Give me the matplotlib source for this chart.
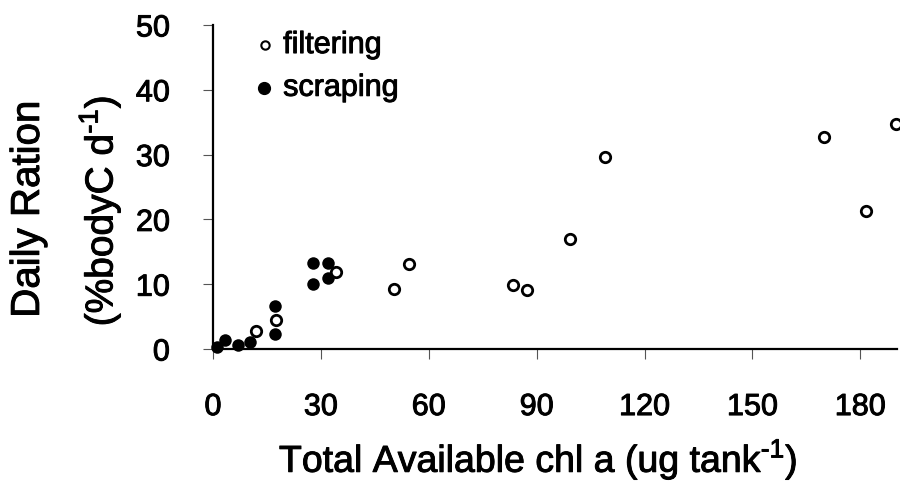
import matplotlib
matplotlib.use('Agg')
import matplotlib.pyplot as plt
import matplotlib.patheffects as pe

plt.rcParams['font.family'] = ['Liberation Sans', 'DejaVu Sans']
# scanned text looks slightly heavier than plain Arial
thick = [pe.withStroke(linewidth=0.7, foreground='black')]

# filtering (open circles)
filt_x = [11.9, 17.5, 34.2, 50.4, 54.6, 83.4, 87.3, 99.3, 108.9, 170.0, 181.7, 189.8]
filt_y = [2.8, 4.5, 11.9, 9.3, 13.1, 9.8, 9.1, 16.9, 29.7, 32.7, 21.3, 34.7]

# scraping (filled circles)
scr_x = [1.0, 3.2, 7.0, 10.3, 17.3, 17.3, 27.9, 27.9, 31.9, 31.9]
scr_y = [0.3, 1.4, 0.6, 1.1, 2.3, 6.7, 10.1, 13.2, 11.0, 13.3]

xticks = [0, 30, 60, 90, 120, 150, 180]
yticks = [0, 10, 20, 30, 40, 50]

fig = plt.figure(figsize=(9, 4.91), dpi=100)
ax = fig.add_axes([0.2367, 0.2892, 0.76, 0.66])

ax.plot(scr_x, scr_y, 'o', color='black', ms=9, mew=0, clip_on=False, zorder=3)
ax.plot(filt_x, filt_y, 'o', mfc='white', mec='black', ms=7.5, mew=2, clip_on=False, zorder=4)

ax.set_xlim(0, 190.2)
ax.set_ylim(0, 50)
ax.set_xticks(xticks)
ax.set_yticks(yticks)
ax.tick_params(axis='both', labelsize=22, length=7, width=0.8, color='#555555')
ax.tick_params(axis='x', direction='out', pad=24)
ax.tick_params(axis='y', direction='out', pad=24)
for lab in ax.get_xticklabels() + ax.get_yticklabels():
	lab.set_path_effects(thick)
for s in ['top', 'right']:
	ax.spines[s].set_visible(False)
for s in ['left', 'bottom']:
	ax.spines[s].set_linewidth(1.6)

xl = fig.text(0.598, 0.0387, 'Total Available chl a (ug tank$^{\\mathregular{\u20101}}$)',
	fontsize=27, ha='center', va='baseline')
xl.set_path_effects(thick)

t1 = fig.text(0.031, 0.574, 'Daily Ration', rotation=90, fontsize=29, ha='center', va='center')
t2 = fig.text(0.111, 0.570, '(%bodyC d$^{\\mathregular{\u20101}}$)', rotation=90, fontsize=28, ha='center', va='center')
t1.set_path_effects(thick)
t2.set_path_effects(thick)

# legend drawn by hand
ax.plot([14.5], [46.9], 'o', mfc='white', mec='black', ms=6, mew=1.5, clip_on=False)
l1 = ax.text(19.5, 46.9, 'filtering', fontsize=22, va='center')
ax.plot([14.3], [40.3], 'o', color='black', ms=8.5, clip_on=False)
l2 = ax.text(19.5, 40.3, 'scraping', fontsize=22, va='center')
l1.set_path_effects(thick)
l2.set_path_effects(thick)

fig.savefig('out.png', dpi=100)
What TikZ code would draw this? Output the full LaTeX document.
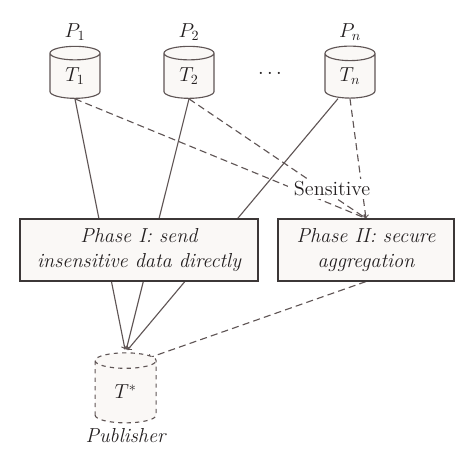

----

● **Objective**:
Pictures excluded, repeat exactly the lines from the top of the material through the line with "mew=2, clip_on=False, zorder=4)", including both of those lines.

● **Solution for this problem**:
Give me the matplotlib source for this chart.
import matplotlib
matplotlib.use('Agg')
import matplotlib.pyplot as plt
import matplotlib.patheffects as pe

plt.rcParams['font.family'] = ['Liberation Sans', 'DejaVu Sans']
# scanned text looks slightly heavier than plain Arial
thick = [pe.withStroke(linewidth=0.7, foreground='black')]

# filtering (open circles)
filt_x = [11.9, 17.5, 34.2, 50.4, 54.6, 83.4, 87.3, 99.3, 108.9, 170.0, 181.7, 189.8]
filt_y = [2.8, 4.5, 11.9, 9.3, 13.1, 9.8, 9.1, 16.9, 29.7, 32.7, 21.3, 34.7]

# scraping (filled circles)
scr_x = [1.0, 3.2, 7.0, 10.3, 17.3, 17.3, 27.9, 27.9, 31.9, 31.9]
scr_y = [0.3, 1.4, 0.6, 1.1, 2.3, 6.7, 10.1, 13.2, 11.0, 13.3]

xticks = [0, 30, 60, 90, 120, 150, 180]
yticks = [0, 10, 20, 30, 40, 50]

fig = plt.figure(figsize=(9, 4.91), dpi=100)
ax = fig.add_axes([0.2367, 0.2892, 0.76, 0.66])

ax.plot(scr_x, scr_y, 'o', color='black', ms=9, mew=0, clip_on=False, zorder=3)
ax.plot(filt_x, filt_y, 'o', mfc='white', mec='black', ms=7.5, mew=2, clip_on=False, zorder=4)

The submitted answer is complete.